• _PROBLEM DETAILS_
Please give the count of lines holding the string "this" and nothing besides.

• _EXTRACTED RECORDS_

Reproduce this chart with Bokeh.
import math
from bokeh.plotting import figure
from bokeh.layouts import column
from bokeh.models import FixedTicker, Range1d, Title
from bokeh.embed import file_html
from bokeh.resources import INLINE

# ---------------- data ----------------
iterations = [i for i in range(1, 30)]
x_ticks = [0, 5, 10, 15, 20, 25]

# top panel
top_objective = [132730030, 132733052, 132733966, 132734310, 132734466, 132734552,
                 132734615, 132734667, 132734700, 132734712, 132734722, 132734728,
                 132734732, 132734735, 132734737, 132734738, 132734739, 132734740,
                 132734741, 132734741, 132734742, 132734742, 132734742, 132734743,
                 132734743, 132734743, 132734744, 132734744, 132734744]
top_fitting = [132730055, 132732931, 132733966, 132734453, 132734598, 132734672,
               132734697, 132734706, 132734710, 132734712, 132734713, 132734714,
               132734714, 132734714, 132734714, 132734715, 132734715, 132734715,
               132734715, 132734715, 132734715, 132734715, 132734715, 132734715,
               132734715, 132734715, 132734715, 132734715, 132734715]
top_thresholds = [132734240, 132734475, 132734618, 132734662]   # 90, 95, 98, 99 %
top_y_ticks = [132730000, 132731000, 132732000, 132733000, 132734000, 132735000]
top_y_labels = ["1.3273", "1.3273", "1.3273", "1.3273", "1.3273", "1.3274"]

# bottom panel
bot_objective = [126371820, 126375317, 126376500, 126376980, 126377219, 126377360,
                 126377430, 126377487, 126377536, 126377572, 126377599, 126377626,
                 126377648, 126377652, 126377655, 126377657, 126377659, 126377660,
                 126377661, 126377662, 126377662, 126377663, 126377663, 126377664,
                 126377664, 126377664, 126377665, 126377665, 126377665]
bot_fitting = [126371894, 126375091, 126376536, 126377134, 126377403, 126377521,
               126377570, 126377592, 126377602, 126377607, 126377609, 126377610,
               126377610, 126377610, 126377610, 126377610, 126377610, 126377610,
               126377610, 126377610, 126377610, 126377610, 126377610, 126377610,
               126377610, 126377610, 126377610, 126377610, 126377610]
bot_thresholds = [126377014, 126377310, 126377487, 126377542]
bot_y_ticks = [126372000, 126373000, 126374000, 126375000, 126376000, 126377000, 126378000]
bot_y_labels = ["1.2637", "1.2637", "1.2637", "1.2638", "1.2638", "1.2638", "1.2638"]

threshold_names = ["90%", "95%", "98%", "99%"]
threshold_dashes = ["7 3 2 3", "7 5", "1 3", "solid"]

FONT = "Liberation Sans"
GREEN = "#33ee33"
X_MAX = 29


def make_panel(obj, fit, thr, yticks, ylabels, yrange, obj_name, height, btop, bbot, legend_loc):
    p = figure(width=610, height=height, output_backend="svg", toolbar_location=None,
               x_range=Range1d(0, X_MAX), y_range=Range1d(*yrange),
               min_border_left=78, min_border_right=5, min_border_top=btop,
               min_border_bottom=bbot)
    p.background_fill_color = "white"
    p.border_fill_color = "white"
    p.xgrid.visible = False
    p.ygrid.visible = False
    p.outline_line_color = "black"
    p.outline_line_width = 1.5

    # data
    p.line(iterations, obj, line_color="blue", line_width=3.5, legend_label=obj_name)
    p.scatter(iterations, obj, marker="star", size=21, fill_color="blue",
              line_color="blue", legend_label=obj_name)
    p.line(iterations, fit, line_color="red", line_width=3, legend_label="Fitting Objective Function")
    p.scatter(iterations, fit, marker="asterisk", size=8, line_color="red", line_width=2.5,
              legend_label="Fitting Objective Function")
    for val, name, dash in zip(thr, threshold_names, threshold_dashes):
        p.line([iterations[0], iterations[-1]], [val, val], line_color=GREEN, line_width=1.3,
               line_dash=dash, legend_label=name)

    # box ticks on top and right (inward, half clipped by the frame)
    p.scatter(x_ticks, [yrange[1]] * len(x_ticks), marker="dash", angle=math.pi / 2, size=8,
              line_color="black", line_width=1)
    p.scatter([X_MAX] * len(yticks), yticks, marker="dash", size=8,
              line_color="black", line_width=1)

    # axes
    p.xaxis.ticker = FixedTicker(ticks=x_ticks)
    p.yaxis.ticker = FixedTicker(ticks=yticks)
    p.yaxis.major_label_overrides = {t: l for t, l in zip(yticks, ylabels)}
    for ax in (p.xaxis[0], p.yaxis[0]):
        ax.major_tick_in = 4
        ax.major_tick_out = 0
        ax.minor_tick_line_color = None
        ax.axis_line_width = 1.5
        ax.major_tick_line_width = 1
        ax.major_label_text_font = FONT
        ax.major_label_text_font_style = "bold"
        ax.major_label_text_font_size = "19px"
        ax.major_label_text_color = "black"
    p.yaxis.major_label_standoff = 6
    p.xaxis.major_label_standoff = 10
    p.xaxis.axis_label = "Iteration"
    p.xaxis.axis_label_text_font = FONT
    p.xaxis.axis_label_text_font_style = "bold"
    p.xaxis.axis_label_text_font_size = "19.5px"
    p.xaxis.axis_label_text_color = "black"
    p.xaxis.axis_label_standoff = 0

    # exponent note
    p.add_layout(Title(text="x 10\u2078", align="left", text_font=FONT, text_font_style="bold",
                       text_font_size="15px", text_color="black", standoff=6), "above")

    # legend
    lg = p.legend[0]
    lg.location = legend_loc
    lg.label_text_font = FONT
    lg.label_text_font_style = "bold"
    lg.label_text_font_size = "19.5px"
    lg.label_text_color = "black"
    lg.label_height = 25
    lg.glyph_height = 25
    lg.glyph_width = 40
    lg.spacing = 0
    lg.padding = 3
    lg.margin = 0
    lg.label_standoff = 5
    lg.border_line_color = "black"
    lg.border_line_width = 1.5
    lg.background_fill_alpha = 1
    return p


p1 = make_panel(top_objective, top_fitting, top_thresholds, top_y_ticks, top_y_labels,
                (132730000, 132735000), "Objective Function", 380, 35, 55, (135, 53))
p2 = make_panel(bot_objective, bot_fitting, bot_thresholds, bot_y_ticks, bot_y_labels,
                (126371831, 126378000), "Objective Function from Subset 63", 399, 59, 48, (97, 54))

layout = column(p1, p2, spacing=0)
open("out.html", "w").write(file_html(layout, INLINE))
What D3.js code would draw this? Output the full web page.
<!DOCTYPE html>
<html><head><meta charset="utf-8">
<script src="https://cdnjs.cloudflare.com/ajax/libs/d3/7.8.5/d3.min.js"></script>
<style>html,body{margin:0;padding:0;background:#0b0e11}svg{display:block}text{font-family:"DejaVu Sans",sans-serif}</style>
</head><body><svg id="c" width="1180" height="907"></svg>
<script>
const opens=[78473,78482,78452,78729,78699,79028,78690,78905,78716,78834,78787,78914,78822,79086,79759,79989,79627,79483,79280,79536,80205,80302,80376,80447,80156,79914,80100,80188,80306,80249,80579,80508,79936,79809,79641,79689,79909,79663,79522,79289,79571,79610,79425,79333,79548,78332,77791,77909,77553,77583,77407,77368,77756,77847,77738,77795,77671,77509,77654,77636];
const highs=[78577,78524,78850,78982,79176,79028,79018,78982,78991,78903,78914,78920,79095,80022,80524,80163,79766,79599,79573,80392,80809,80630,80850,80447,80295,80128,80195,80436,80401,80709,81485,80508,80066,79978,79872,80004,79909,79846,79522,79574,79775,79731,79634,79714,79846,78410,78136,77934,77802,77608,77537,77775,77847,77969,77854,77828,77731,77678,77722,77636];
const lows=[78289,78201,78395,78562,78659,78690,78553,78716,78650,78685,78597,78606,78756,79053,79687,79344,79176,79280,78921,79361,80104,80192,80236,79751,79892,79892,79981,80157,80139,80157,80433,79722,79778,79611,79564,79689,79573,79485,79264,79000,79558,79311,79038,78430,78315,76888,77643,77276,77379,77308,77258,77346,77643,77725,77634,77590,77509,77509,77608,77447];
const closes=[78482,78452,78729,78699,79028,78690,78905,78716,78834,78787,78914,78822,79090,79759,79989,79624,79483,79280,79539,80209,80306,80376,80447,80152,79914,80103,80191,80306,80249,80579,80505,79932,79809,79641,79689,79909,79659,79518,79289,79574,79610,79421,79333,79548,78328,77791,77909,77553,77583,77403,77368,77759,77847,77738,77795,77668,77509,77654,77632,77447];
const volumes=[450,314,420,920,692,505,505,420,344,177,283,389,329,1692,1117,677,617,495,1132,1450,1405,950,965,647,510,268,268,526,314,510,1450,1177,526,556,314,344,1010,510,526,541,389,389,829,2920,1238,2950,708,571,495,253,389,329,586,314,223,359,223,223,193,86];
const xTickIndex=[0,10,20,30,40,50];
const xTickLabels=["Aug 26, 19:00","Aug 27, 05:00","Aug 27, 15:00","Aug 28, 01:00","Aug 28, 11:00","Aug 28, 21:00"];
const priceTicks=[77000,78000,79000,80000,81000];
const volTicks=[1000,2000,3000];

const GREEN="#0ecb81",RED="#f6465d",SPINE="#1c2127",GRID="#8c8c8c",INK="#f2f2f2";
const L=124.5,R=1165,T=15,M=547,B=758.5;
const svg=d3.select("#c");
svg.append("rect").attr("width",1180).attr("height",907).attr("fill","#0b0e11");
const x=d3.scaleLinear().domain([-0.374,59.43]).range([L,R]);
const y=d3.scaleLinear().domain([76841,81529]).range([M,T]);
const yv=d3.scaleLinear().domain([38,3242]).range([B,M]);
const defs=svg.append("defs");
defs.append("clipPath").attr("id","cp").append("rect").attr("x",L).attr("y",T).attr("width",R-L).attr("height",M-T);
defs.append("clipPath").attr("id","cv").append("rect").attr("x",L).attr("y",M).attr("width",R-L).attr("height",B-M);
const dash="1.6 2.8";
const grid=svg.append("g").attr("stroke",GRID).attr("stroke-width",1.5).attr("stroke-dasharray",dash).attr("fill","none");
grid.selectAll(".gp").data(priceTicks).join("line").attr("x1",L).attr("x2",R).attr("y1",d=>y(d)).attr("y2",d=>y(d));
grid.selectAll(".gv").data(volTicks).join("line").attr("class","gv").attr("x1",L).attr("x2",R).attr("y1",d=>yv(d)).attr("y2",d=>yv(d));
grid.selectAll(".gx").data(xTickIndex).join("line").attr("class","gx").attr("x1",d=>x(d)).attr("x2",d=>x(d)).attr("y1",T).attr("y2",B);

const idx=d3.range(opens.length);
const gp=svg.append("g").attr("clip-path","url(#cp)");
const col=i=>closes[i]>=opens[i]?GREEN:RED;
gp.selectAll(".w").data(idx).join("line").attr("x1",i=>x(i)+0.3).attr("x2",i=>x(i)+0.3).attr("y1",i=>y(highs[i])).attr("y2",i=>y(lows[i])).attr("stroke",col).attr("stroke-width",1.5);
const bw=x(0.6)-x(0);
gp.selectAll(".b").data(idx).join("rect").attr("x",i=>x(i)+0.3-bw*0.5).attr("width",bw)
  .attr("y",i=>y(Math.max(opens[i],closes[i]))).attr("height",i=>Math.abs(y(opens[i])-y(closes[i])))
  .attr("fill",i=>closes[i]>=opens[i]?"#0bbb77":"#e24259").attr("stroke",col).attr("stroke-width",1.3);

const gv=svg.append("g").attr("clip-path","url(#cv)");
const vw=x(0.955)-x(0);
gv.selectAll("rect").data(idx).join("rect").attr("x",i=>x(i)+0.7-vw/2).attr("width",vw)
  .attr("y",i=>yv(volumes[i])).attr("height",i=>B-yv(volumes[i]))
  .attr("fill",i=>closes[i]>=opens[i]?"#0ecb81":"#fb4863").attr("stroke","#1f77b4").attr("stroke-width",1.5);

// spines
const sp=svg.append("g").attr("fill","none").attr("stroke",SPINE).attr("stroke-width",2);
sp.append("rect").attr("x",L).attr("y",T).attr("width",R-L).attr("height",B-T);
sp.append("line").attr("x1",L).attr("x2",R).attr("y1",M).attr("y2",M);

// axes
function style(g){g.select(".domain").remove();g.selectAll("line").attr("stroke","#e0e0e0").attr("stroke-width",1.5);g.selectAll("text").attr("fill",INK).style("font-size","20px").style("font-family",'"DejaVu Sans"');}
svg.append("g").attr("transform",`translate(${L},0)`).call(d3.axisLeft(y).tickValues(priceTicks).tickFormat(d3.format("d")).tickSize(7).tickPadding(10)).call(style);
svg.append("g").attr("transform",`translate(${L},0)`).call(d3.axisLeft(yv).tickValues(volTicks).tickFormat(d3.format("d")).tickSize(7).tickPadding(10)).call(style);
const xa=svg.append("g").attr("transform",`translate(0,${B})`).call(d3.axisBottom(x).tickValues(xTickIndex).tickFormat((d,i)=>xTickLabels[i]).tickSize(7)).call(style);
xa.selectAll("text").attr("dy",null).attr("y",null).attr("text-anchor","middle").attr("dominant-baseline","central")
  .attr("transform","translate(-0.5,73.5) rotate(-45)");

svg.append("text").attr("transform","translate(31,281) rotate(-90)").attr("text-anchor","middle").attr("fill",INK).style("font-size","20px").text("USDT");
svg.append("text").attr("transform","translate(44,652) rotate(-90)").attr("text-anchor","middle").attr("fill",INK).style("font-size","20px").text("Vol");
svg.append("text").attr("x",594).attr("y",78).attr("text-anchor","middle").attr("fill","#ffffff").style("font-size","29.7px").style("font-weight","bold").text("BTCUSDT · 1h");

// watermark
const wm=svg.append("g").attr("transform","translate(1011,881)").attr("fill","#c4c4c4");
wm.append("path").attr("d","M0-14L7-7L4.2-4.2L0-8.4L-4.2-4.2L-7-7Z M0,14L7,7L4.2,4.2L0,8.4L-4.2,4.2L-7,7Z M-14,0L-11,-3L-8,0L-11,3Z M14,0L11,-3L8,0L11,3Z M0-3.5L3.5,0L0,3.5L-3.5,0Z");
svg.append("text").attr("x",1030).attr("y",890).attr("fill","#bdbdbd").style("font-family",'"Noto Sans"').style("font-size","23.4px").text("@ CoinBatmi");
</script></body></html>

• _IN RESPONSE_
2